- **Work required**:
Reproduce the listing below exactly, minus its pictures.

- **Data shown**:
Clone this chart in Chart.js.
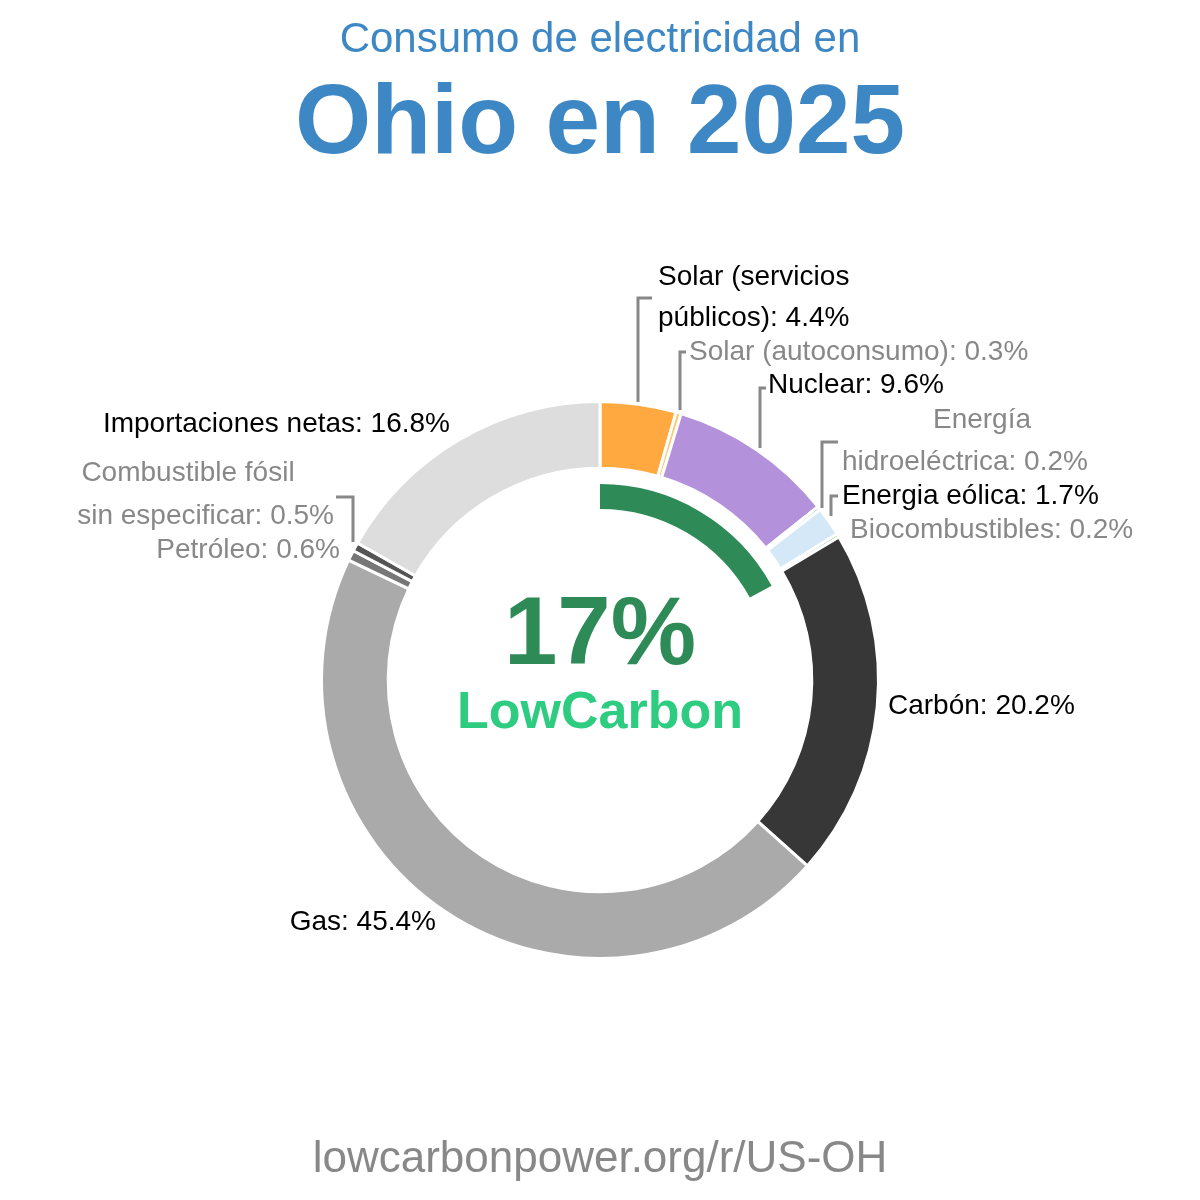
<!DOCTYPE html>
<html>
<head>
<meta charset="utf-8">
<script src="https://cdn.jsdelivr.net/npm/chart.js@4/dist/chart.umd.min.js"></script>
<style>
  html, body { margin: 0; padding: 0; background: #fff; }
  canvas { display: block; }
</style>
</head>
<body>
<canvas id="c" width="1200" height="1200"></canvas>
<script>
const categories = ['Solar (servicios públicos)', 'Solar (autoconsumo)', 'Nuclear', 'Energía hidroeléctrica',
  'Energia eólica', 'Biocombustibles', 'Carbón', 'Gas', 'Petróleo', 'Combustible fósil sin especificar', 'Importaciones netas'];
const shares = [4.4, 0.3, 9.6, 0.2, 1.7, 0.2, 20.2, 45.4, 0.6, 0.5, 16.8];
const colors = ['#FFA940', '#FFC870', '#B391DB', '#4F9BD9', '#D4E8F7', '#6BB36B', '#373737', '#AAAAAA', '#777777', '#555555', '#DDDDDD'];
const lowCarbonShare = 17;

// label texts, one entry per line
const labels = [
  { lines: ['Solar (servicios', 'públicos): 4.4%'], x: 658, y: [277, 318], align: 'left', color: '#000', lead: [[638, 402], [638, 298], [652, 298]] },
  { lines: ['Solar (autoconsumo): 0.3%'], x: 689, y: [352], align: 'left', color: '#888', lead: [[680, 410], [680, 352], [686, 352]] },
  { lines: ['Nuclear: 9.6%'], x: 768, y: [385], align: 'left', color: '#000', lead: [[760, 448], [760, 388], [766, 388]] },
  { lines: ['Energía'], x: 982, y: [420], align: 'center', color: '#888' },
  { lines: ['hidroeléctrica: 0.2%'], x: 842, y: [462], align: 'left', color: '#888', lead: [[822, 508], [822, 442], [838, 442]] },
  { lines: ['Energia eólica: 1.7%'], x: 842, y: [496], align: 'left', color: '#000', lead: [[831, 516], [831, 496], [838, 496]] },
  { lines: ['Biocombustibles: 0.2%'], x: 850, y: [530], align: 'left', color: '#888' },
  { lines: ['Carbón: 20.2%'], x: 888, y: [706], align: 'left', color: '#000' },
  { lines: ['Gas: 45.4%'], x: 436, y: [922], align: 'right', color: '#000' },
  { lines: ['Petróleo: 0.6%'], x: 340, y: [550], align: 'right', color: '#888' },
  { lines: ['Combustible fósil'], x: 188, y: [473], align: 'center', color: '#888' },
  { lines: ['sin especificar: 0.5%'], x: 334, y: [516], align: 'right', color: '#888', lead: [[353, 542], [353, 497], [336, 497]] },
  { lines: ['Importaciones netas: 16.8%'], x: 450, y: [424], align: 'right', color: '#000' },
];

const font = '"Liberation Sans", Arial, sans-serif';

const decor = {
  id: 'decor',
  afterDraw(chart) {
    const ctx = chart.ctx;
    ctx.save();
    ctx.textBaseline = 'middle';
    ctx.textAlign = 'center';
    ctx.fillStyle = '#3D87C4';
    ctx.font = '42px ' + font;
    ctx.fillText('Consumo de electricidad en', 600, 40);
    ctx.font = 'bold 98px ' + font;
    ctx.fillText('Ohio en 2025', 600, 126);
    ctx.fillStyle = '#888';
    ctx.font = '44px ' + font;
    ctx.fillText('lowcarbonpower.org/r/US-OH', 600, 1160);

    ctx.fillStyle = '#2E8B57';
    ctx.font = 'bold 96px ' + font;
    ctx.fillText(lowCarbonShare + '%', 600, 638);
    ctx.fillStyle = '#2ECC80';
    ctx.font = 'bold 52px ' + font;
    ctx.fillText('LowCarbon', 600, 714);

    ctx.strokeStyle = '#888';
    ctx.lineWidth = 3;
    ctx.font = '28px ' + font;
    labels.forEach(l => {
      if (l.lead) {
        ctx.beginPath();
        l.lead.forEach((p, i) => i ? ctx.lineTo(p[0], p[1]) : ctx.moveTo(p[0], p[1]));
        ctx.stroke();
      }
      ctx.fillStyle = l.color;
      ctx.textAlign = l.align;
      l.lines.forEach((t, i) => ctx.fillText(t, l.x, l.y[i]));
    });
    ctx.restore();
  }
};

new Chart(document.getElementById('c'), {
  type: 'doughnut',
  data: {
    labels: categories,
    datasets: [
      { data: shares, backgroundColor: colors, borderColor: '#fff', borderWidth: 3, weight: 67 },
      { data: [1], backgroundColor: 'rgba(0,0,0,0)', borderWidth: 0, weight: 16 },
      { data: [lowCarbonShare, 100 - lowCarbonShare], backgroundColor: ['#2E8B57', 'rgba(0,0,0,0)'], borderWidth: 0, weight: 25 },
    ],
  },
  options: {
    responsive: false,
    devicePixelRatio: 1,
    animation: false,
    cutout: '61.4%',
    layout: { padding: { top: 400, bottom: 240, left: 320, right: 320 } },
    plugins: { legend: { display: false }, tooltip: { enabled: false } },
  },
  plugins: [decor],
});
</script>
</body>
</html>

- **Exercise response**:
Clone this chart in Chart.js.
<!DOCTYPE html>
<html>
<head>
<meta charset="utf-8">
<script src="https://cdn.jsdelivr.net/npm/chart.js@4/dist/chart.umd.min.js"></script>
<style>
  html, body { margin: 0; padding: 0; background: #fff; }
  canvas { display: block; }
</style>
</head>
<body>
<canvas id="c" width="1200" height="1200"></canvas>
<script>
const categories = ['Solar (servicios públicos)', 'Solar (autoconsumo)', 'Nuclear', 'Energía hidroeléctrica',
  'Energia eólica', 'Biocombustibles', 'Carbón', 'Gas', 'Petróleo', 'Combustible fósil sin especificar', 'Importaciones netas'];
const shares = [4.4, 0.3, 9.6, 0.2, 1.7, 0.2, 20.2, 45.4, 0.6, 0.5, 16.8];
const colors = ['#FFA940', '#FFC870', '#B391DB', '#4F9BD9', '#D4E8F7', '#6BB36B', '#373737', '#AAAAAA', '#777777', '#555555', '#DDDDDD'];
const lowCarbonShare = 17;

// label texts, one entry per line
const labels = [
  { lines: ['Solar (servicios', 'públicos): 4.4%'], x: 658, y: [277, 318], align: 'left', color: '#000', lead: [[638, 402], [638, 298], [652, 298]] },
  { lines: ['Solar (autoconsumo): 0.3%'], x: 689, y: [352], align: 'left', color: '#888', lead: [[680, 410], [680, 352], [686, 352]] },
  { lines: ['Nuclear: 9.6%'], x: 768, y: [385], align: 'left', color: '#000', lead: [[760, 448], [760, 388], [766, 388]] },
  { lines: ['Energía'], x: 982, y: [420], align: 'center', color: '#888' },
  { lines: ['hidroeléctrica: 0.2%'], x: 842, y: [462], align: 'left', color: '#888', lead: [[822, 508], [822, 442], [838, 442]] },
  { lines: ['Energia eólica: 1.7%'], x: 842, y: [496], align: 'left', color: '#000', lead: [[831, 516], [831, 496], [838, 496]] },
  { lines: ['Biocombustibles: 0.2%'], x: 850, y: [530], align: 'left', color: '#888' },
  { lines: ['Carbón: 20.2%'], x: 888, y: [706], align: 'left', color: '#000' },
  { lines: ['Gas: 45.4%'], x: 436, y: [922], align: 'right', color: '#000' },
  { lines: ['Petróleo: 0.6%'], x: 340, y: [550], align: 'right', color: '#888' },
  { lines: ['Combustible fósil'], x: 188, y: [473], align: 'center', color: '#888' },
  { lines: ['sin especificar: 0.5%'], x: 334, y: [516], align: 'right', color: '#888', lead: [[353, 542], [353, 497], [336, 497]] },
  { lines: ['Importaciones netas: 16.8%'], x: 450, y: [424], align: 'right', color: '#000' },
];

const font = '"Liberation Sans", Arial, sans-serif';

const decor = {
  id: 'decor',
  afterDraw(chart) {
    const ctx = chart.ctx;
    ctx.save();
    ctx.textBaseline = 'middle';
    ctx.textAlign = 'center';
    ctx.fillStyle = '#3D87C4';
    ctx.font = '42px ' + font;
    ctx.fillText('Consumo de electricidad en', 600, 40);
    ctx.font = 'bold 98px ' + font;
    ctx.fillText('Ohio en 2025', 600, 126);
    ctx.fillStyle = '#888';
    ctx.font = '44px ' + font;
    ctx.fillText('lowcarbonpower.org/r/US-OH', 600, 1160);

    ctx.fillStyle = '#2E8B57';
    ctx.font = 'bold 96px ' + font;
    ctx.fillText(lowCarbonShare + '%', 600, 638);
    ctx.fillStyle = '#2ECC80';
    ctx.font = 'bold 52px ' + font;
    ctx.fillText('LowCarbon', 600, 714);

    ctx.strokeStyle = '#888';
    ctx.lineWidth = 3;
    ctx.font = '28px ' + font;
    labels.forEach(l => {
      if (l.lead) {
        ctx.beginPath();
        l.lead.forEach((p, i) => i ? ctx.lineTo(p[0], p[1]) : ctx.moveTo(p[0], p[1]));
        ctx.stroke();
      }
      ctx.fillStyle = l.color;
      ctx.textAlign = l.align;
      l.lines.forEach((t, i) => ctx.fillText(t, l.x, l.y[i]));
    });
    ctx.restore();
  }
};

new Chart(document.getElementById('c'), {
  type: 'doughnut',
  data: {
    labels: categories,
    datasets: [
      { data: shares, backgroundColor: colors, borderColor: '#fff', borderWidth: 3, weight: 67 },
      { data: [1], backgroundColor: 'rgba(0,0,0,0)', borderWidth: 0, weight: 16 },
      { data: [lowCarbonShare, 100 - lowCarbonShare], backgroundColor: ['#2E8B57', 'rgba(0,0,0,0)'], borderWidth: 0, weight: 25 },
    ],
  },
  options: {
    responsive: false,
    devicePixelRatio: 1,
    animation: false,
    cutout: '61.4%',
    layout: { padding: { top: 400, bottom: 240, left: 320, right: 320 } },
    plugins: { legend: { display: false }, tooltip: { enabled: false } },
  },
  plugins: [decor],
});
</script>
</body>
</html>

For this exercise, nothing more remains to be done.